Das sagen die Gerichte:
-Ein Mitarbeiter, der einen Kollegen auf einer Betriebsfeier ohrfeigt, kann auch dann fristlos gekündigt werden, wenn er Betriebsratsvorsitzender ist und bereits über zwanzig Jahre in dem Unternehmen gearbeitet hat (Arbeitsgericht Osnabrück, Az.: 4 BV 13/08).
-Die Ohrfeige eines Krankenpflegehelfers gegenüber dem Bewohner eines psychiatrischen Krankenhauses stellt einen wichtigen Grund zur fristlosen Kündigung dar! Eine derart schwere Verfehlung braucht der Arbeitgeber vorher nicht abzumahnen. Dies gilt laut Landesarbeitsgericht auch, obwohl der Arbeitnehmer bereits 58 Jahre alt ist und seit 32 Jahren beschäftigt wird (LAG Schleswig-Holstein, Az.: 5 Sa 240/00).

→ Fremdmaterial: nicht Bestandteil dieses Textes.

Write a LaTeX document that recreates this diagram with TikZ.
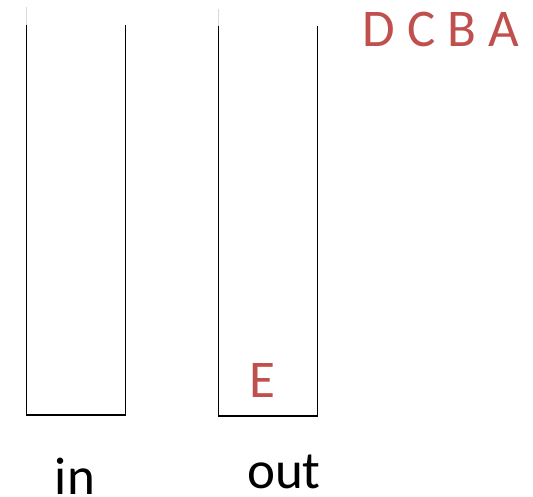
\documentclass[tikz,border=0pt]{standalone}
\usepackage{fontspec}
\setmainfont{Carlito}
\definecolor{accred}{HTML}{C0504D}
\begin{document}
\begin{tikzpicture}[x=1pt,y=-1pt,
  wall/.style={line width=1.8pt,black},
  ghost/.style={line width=1.4pt,black!15},
  big/.style={font=\fontsize{53}{60}\selectfont,inner sep=0pt,anchor=base}]
\useasboundingbox (0,0) rectangle (533,497);
% left container (in)
\draw[ghost] (26.5,7) -- (26.5,25);
\draw[wall] (26.5,25) -- (26.5,415) -- (125.5,415) -- (125.5,25);
% right container (out)
\draw[ghost] (218.5,9) -- (218.5,26);
\draw[wall] (218.5,26) -- (218.5,416) -- (317.5,416) -- (317.5,26);
% labels
\node[big,text=accred] (queue) at (441,47) {D C B A};
\node[big,text=accred] (e) at (262,397) {E};
\node[big] (in) at (75,494) {in};
\node[big] (out) at (284,488) {out};
\end{tikzpicture}
\end{document}
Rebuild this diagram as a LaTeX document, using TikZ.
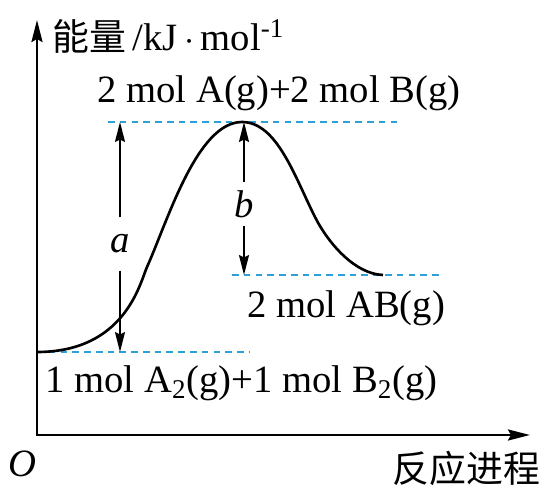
\documentclass[tikz,border=0pt]{standalone}
\usepackage{fontspec}
\setmainfont{Liberation Serif}
\newfontfamily\cjk{Noto Sans CJK SC}
\usetikzlibrary{arrows.meta}
\definecolor{guide}{RGB}{45,160,215}
\tikzset{axis/.style={line width=1.5pt, arrows={Stealth[length=0.44cm,width=0.22cm,inset=0.06cm]-Stealth[length=0.44cm,width=0.22cm,inset=0.06cm]}}}
\tikzset{level/.style={draw=guide, line width=1.2pt, dash pattern=on 3.8pt off 2.9pt}}
\tikzset{gap/.style={draw, line width=1.1pt, -{Stealth[length=0.4cm,width=0.2cm,inset=0.05cm]}}}
\tikzset{lab/.style={inner sep=0pt, font=\fontsize{22}{26}\selectfont}}
\tikzset{cn/.style={inner sep=0pt, font=\fontsize{21}{25}\selectfont\cjk}}

\begin{document}
\begin{tikzpicture}[x=0.02cm, y=-0.02cm]
            \useasboundingbox (0,0) rectangle (552,500);
            % axes
            \coordinate (O) at (37,435);
            \coordinate (ytip) at (37,20);
            \coordinate (xtip) at (530,435);
            % energy levels
            \coordinate (hiL) at (108,122);  \coordinate (hiR) at (397,122);
            \coordinate (mdL) at (232,275);  \coordinate (mdR) at (440,275);
            \coordinate (loL) at (37,352);   \coordinate (loR) at (250,352);
            \draw[level] (hiL) -- (hiR);
            \draw[level] (mdL) -- (mdR);
            \draw[level] (loL) -- (loR);

            \draw[line width=1.5pt] (loL)
                .. controls (125,352) and (140,283) .. (147,267)
                .. controls (167.5,221.5) and (197,122) .. (242,122)
                .. controls (277,122) and (294.8,177) .. (315,217)
                .. controls (328.5,243.7) and (355,274) .. (383,275);

            % a and b
            \coordinate (atop) at (120,122);
            \coordinate (abot) at (120,352);
            \coordinate (btop) at (244,122);
            \coordinate (bbot) at (244,275);
            \node[lab, inner ysep=0.34cm] (a) at (120,244) {\textit{a}};
            \node[lab, inner ysep=0.16cm] (b) at (244,204) {\textit{b}};
            \draw[gap] (a) -- (atop);
            \draw[gap] (a) -- (abot);
            \draw[gap] (b) -- (btop);
            \draw[gap] (b) -- (bbot);

            \draw[axis] (ytip) |- (xtip);

            \node[lab, anchor=base west] (ylab) at (52,51) {{\cjk\fontsize{21}{25}\selectfont 能量}\,/kJ\,$\cdot$\,mol\textsuperscript{-1}};
            \node[lab, anchor=base west] (hi) at (97,103) {2 mol A(g)+2 mol B(g)};
            \node[lab, anchor=base west] (md) at (247,317) {2 mol AB(g)};
            \node[lab, anchor=base west] (lo) at (45,393) {1 mol A\textsubscript{2}(g)+1 mol B\textsubscript{2}(g)};
            \node[lab, anchor=base] (o) at (22,477) {\textit{O}};
            \node[cn, anchor=base west] (xlab) at (392,482) {反应进程};

        \end{tikzpicture}
\end{document}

-In einem Schmerzensgeldverfahren wurde einem Arbeitnehmer ein Schmerzensgeld in Höhe von 800 Euro von seinem vorgesetzten Schichtleiter zugesprochen. Dieser Schichtleiter hatte ihm während des Dienstes im Rahmen einer verbalen Auseinandersetzung über seine Arbeitspflichten eine Ohrfeige verpasst (LAG Köln, Az.: 5 Sa 827/08).
-Wird ein Schüler von einem Lehrer geohrfeigt, so steht ihm dann kein Schmerzensgeldanspruch zu, wenn es zu keiner schwerwiegenden Beeinträchtigung des körperlichen Wohlbefindens und des Persönlichkeitsrechts kam (LG Hanau, Az.: 4 O 1184/90).
Die Ohrfeige als Erziehungsmaßnahme
Bis ins 20. Jahrhundert wurde die Ohrfeige als probates Erziehungsmittel betrachtet. Trifft eine Ohrfeige nicht lediglich die Wange, kann es sogar gefährlich werden. In Extremfällen können Ohrfeigen bei Kindern und Jugendlichen zu einer erheblichen traumatischen Rotationsbewegung des Kopfes mit resultierender Schädelinnenraumblutung und in der Folge zu bleibenden Hirnschäden mit Behinderung oder gar zum Tode führen. Wird ein Ohr getroffen, so kann die Wirkung der flachen Hand zu einem Überdruck im äußeren Gehörgang führen, was zu dessen Verletzung führt. Die Ohrfeige als Erziehungsmaßnahme bei Kindern und Jugendlichen verbietet sich laut ARAG Experten somit eigentlich schon von selbst. In Deutschland ist die körperliche Bestrafung gegenüber Kindern und Jugendlichen seit Erlass des Gesetzes zur Ächtung von Gewalt in der Erziehung im Jahr 2000 auch gesetzlich verboten und strafbar!